During the war, Bertie’s mother was sent to Westerbork (a transit camp in the eastern part of the Netherlands), and then to Vught and Theresienstadt concentration camps. Her mother survived the camps and also returned to Amsterdam in the summer of 1945.
Bertie’s father was hidden for several years in an attic room of a house in a city in the center part of the Netherlands. He was liberated by American Forces in September 1944. He was an attorney, spoke English very well, and thus served as a liaison between the American Army and the Dutch Government. Bertie finished high school and college in Holland. In 1959, she and her husband immigrated to the United States. A year later, they moved to Seattle.

Harriet Mendels was born in the Netherlands to a large Jewish family that was assimilated into Dutch society. Harriet and her brother spent their childhood in the seaside town of Scheveningen, Holland.
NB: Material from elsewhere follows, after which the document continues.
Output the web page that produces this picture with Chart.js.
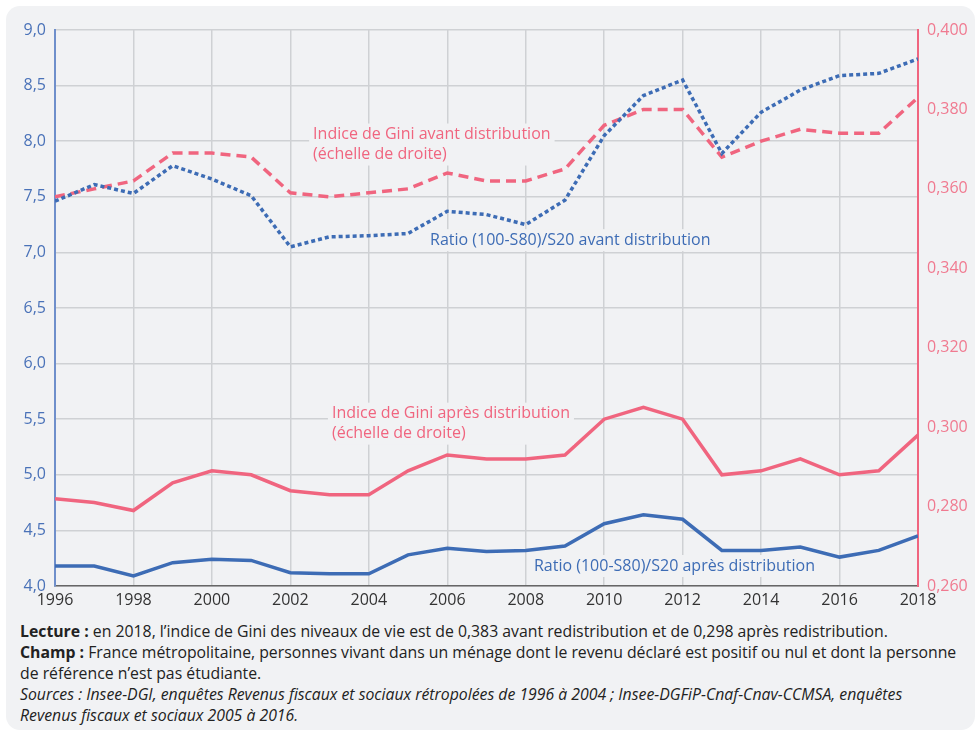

Her grandfather Pierre, a journalist, traveled through Germany for business in the late 1930s and witnessed the rise and adoption of Nazism along with its antisemitic propaganda. He warned his daughter and son-in-law of the impending danger, urging them to leave Holland while there was still time. Reluctantly, they decided to follow his advice.
The Mendels family – Harriet and her parents, brother, and two aunts – were able to get exit visas from Holland. They also contacted a distant relative in the United States who provided an affidavit of sponsorship for the family. They left Holland and arrived in Hoboken, New Jersey, in May 1939.
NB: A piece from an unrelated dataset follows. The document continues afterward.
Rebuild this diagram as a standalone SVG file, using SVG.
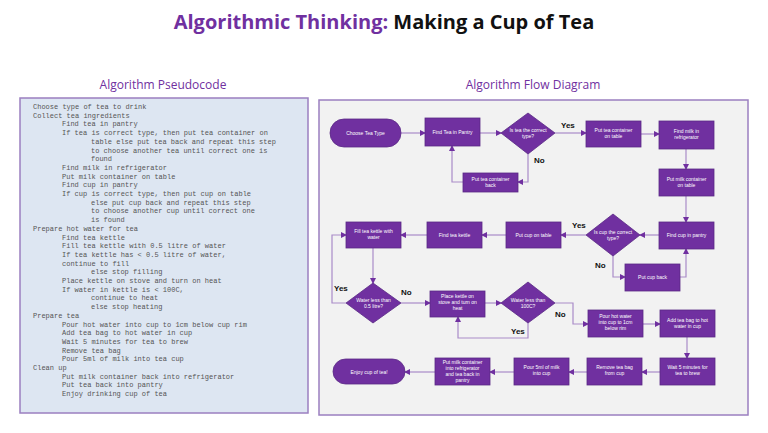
<svg xmlns="http://www.w3.org/2000/svg" width="768" height="433" viewBox="0 0 768 433">
<defs>
<marker id="ah" markerWidth="6" markerHeight="6" refX="5" refY="3" orient="auto" markerUnits="userSpaceOnUse"><path d="M0,0 L6,3 L0,6 z" fill="#7030a0"/></marker>
<style>
.n{fill:#7030a0;stroke:#5b2a85;stroke-width:0.8}
.t{fill:#fff;font-family:"Liberation Sans",Arial,sans-serif;font-size:5px;text-anchor:middle}
.c{fill:none;stroke:#a98bc8;stroke-width:1.2;marker-end:url(#ah)}
.lb{font-family:"Liberation Sans",Arial,sans-serif;font-size:8px;font-weight:bold;fill:#111}
.p{font-family:"Liberation Mono","Courier New",monospace;font-size:7px;fill:#555}
.h{font-family:"Open Sans","Liberation Sans",sans-serif;font-size:12px;fill:#7030a0;text-anchor:middle}
</style>
</defs>
<rect width="768" height="433" fill="#fff"/>
<text x="384" y="29" text-anchor="middle" font-family="Open Sans,Liberation Sans,sans-serif" font-size="20" font-weight="bold"><tspan fill="#7030a0">Algorithmic Thinking:</tspan><tspan fill="#111"> Making a Cup of Tea</tspan></text>
<text class="h" x="163" y="89">Algorithm Pseudocode</text>
<text class="h" x="533" y="89">Algorithm Flow Diagram</text>
<rect x="20" y="98" width="288" height="315" fill="#dde6f2" stroke="#9b7fc0" stroke-width="1.5"/>
<rect x="319" y="100" width="429" height="315" fill="#f2f2f2" stroke="#9b7fc0" stroke-width="1.5"/>
<g class="p">
<text x="33" y="109">Choose type of tea to drink</text>
<text x="33" y="117.7">Collect tea ingredients</text>
<text x="62" y="126.4">Find tea in pantry</text>
<text x="62" y="135.1">If tea is correct type, then put tea container on</text>
<text x="91" y="143.8">table else put tea back and repeat this step</text>
<text x="91" y="152.5">to choose another tea until correct one is</text>
<text x="91" y="161.2">found</text>
<text x="62" y="169.9">Find milk in refrigerator</text>
<text x="62" y="178.6">Put milk container on table</text>
<text x="62" y="187.3">Find cup in pantry</text>
<text x="62" y="196">If cup is correct type, then put cup on table</text>
<text x="91" y="204.7">else put cup back and repeat this step</text>
<text x="91" y="213.4">to choose another cup until correct one</text>
<text x="91" y="222.1">is found</text>
<text x="33" y="230.8">Prepare hot water for tea</text>
<text x="62" y="239.5">Find tea kettle</text>
<text x="62" y="248.2">Fill tea kettle with 0.5 litre of water</text>
<text x="62" y="256.9">If tea kettle has &lt; 0.5 litre of water,</text>
<text x="62" y="265.6">continue to fill</text>
<text x="91" y="274.3">else stop filling</text>
<text x="62" y="283">Place kettle on stove and turn on heat</text>
<text x="62" y="291.7">If water in kettle is &lt; 100C,</text>
<text x="91" y="300.4">continue to heat</text>
<text x="91" y="309.1">else stop heating</text>
<text x="33" y="317.8">Prepare tea</text>
<text x="62" y="326.5">Pour hot water into cup to 1cm below cup rim</text>
<text x="62" y="335.2">Add tea bag to hot water in cup</text>
<text x="62" y="343.9">Wait 5 minutes for tea to brew</text>
<text x="62" y="352.6">Remove tea bag</text>
<text x="62" y="361.3">Pour 5ml of milk into tea cup</text>
<text x="33" y="370">Clean up</text>
<text x="62" y="378.7">Put milk container back into refrigerator</text>
<text x="62" y="387.4">Put tea back into pantry</text>
<text x="62" y="396.1">Enjoy drinking cup of tea</text>
</g>
<g id="connectors">
<path class="c" d="M401,133 H425"/>
<path class="c" d="M480,133 H501"/>
<path class="c" d="M555,133 H586"/>
<path class="c" d="M641,134 H659"/>
<path class="c" d="M686,149 V169"/>
<path class="c" d="M528,154 V182 H518"/>
<path class="c" d="M463,182 H452 V146"/>
<path class="c" d="M686,196 V222"/>
<path class="c" d="M659,235 H640"/>
<path class="c" d="M613,256 V277 H625"/>
<path class="c" d="M680,277 H686 V249"/>
<path class="c" d="M586,235 H561"/>
<path class="c" d="M506,235 H482"/>
<path class="c" d="M427,235 H401"/>
<path class="c" d="M373,248 V283"/>
<path class="c" d="M346,303 H332 V235 H346"/>
<path class="c" d="M401,303 H430"/>
<path class="c" d="M485,303 H501"/>
<path class="c" d="M528,323 V338 H458 V317"/>
<path class="c" d="M555,303 H573 V324 H588"/>
<path class="c" d="M643,324 H660"/>
<path class="c" d="M687,337 V358"/>
<path class="c" d="M660,372 H642"/>
<path class="c" d="M587,372 H569"/>
<path class="c" d="M514,372 H490"/>
<path class="c" d="M435,372 H405"/>
</g>
<g class="lb">
<text x="561" y="128">Yes</text>
<text x="534" y="163">No</text>
<text x="572" y="228">Yes</text>
<text x="595" y="268">No</text>
<text x="334" y="291">Yes</text>
<text x="401" y="295">No</text>
<text x="555" y="317">No</text>
<text x="511" y="334">Yes</text>
</g>
<g id="n1"><rect class="n" x="330" y="119" width="71" height="28" rx="14"/><text class="t" x="365.5" y="135">Choose Tea Type</text></g>
<g id="n2"><rect class="n" x="425" y="118" width="55" height="28"/><text class="t" x="452.5" y="134">Find Tea in Pantry</text></g>
<g id="n3"><path class="n" d="M528,113 L555,133 L528,154 L501,133 z"/><text class="t" x="528" y="132">Is tea the correct</text><text class="t" x="528" y="138">type?</text></g>
<g id="n4"><rect class="n" x="586" y="121" width="55" height="26"/><text class="t" x="613.5" y="132">Put tea container</text><text class="t" x="613.5" y="138">on table</text></g>
<g id="n5"><rect class="n" x="659" y="121" width="55" height="28"/><text class="t" x="686.5" y="133">Find milk in</text><text class="t" x="686.5" y="139">refrigerator</text></g>
<g id="n6"><rect class="n" x="463" y="173" width="55" height="19"/><text class="t" x="490.5" y="181">Put tea container</text><text class="t" x="490.5" y="187">back</text></g>
<g id="n7"><rect class="n" x="659" y="169" width="55" height="27"/><text class="t" x="686.5" y="181">Put milk container</text><text class="t" x="686.5" y="187">on table</text></g>
<g id="n8"><rect class="n" x="659" y="222" width="55" height="27"/><text class="t" x="686.5" y="237">Find cup in pantry</text></g>
<g id="n9"><path class="n" d="M613,214 L640,235 L613,256 L586,235 z"/><text class="t" x="613" y="234">Is cup the correct</text><text class="t" x="613" y="240">type?</text></g>
<g id="n10"><rect class="n" x="625" y="264" width="55" height="27"/><text class="t" x="652.5" y="279">Put cup back</text></g>
<g id="n11"><rect class="n" x="506" y="222" width="55" height="26"/><text class="t" x="533.5" y="237">Put cup on table</text></g>
<g id="n12"><rect class="n" x="427" y="222" width="55" height="26"/><text class="t" x="454.5" y="237">Find tea kettle</text></g>
<g id="n13"><rect class="n" x="346" y="222" width="55" height="26"/><text class="t" x="373.5" y="233">Fill tea kettle with</text><text class="t" x="373.5" y="239">water</text></g>
<g id="n14"><path class="n" d="M373,283 L401,303 L373,323 L346,303 z"/><text class="t" x="373.5" y="302">Water less than</text><text class="t" x="373.5" y="308">0.5 litre?</text></g>
<g id="n15"><rect class="n" x="430" y="291" width="55" height="26"/><text class="t" x="457.5" y="298">Place kettle on</text><text class="t" x="457.5" y="304">stove and turn on</text><text class="t" x="457.5" y="310">heat</text></g>
<g id="n16"><path class="n" d="M528,282 L555,303 L528,323 L501,303 z"/><text class="t" x="528" y="302">Water less than</text><text class="t" x="528" y="308">100C?</text></g>
<g id="n17"><rect class="n" x="588" y="310" width="55" height="27"/><text class="t" x="615.5" y="318">Pour hot water</text><text class="t" x="615.5" y="324">into cup to 1cm</text><text class="t" x="615.5" y="330">below rim</text></g>
<g id="n18"><rect class="n" x="660" y="310" width="55" height="27"/><text class="t" x="687.5" y="322">Add tea bag to hot</text><text class="t" x="687.5" y="328">water in cup</text></g>
<g id="n19"><rect class="n" x="660" y="358" width="55" height="27"/><text class="t" x="687.5" y="369">Wait 5 minutes for</text><text class="t" x="687.5" y="375">tea to brew</text></g>
<g id="n20"><rect class="n" x="587" y="358" width="55" height="27"/><text class="t" x="614.5" y="369">Remove tea bag</text><text class="t" x="614.5" y="375">from cup</text></g>
<g id="n21"><rect class="n" x="514" y="358" width="55" height="27"/><text class="t" x="541.5" y="369">Pour 5ml of milk</text><text class="t" x="541.5" y="375">into cup</text></g>
<g id="n22"><rect class="n" x="435" y="358" width="55" height="27"/><text class="t" x="462.5" y="363.5">Put milk container</text><text class="t" x="462.5" y="369.5">into refrigerator</text><text class="t" x="462.5" y="375.5">and tea back in</text><text class="t" x="462.5" y="381.5">pantry</text></g>
<g id="n23"><rect class="n" x="333" y="359" width="72" height="25" rx="12.5"/><text class="t" x="369" y="373.5">Enjoy cup of tea!</text></g>
</svg>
Harriet grew up in New York, learning English and adjusting to a new life far from her home country. She was always aware that she was Jewish and occasionally encountered antisemitism in the United States.
Harriet is a mother and grandmother and has been a teacher, activist, local politician, and author. In 2018, aware of rising Holocaust denial, she decided to tell her story, and worked with the Holocaust Center to research her family history more in depth to become a member of the Center’s Speakers Bureau.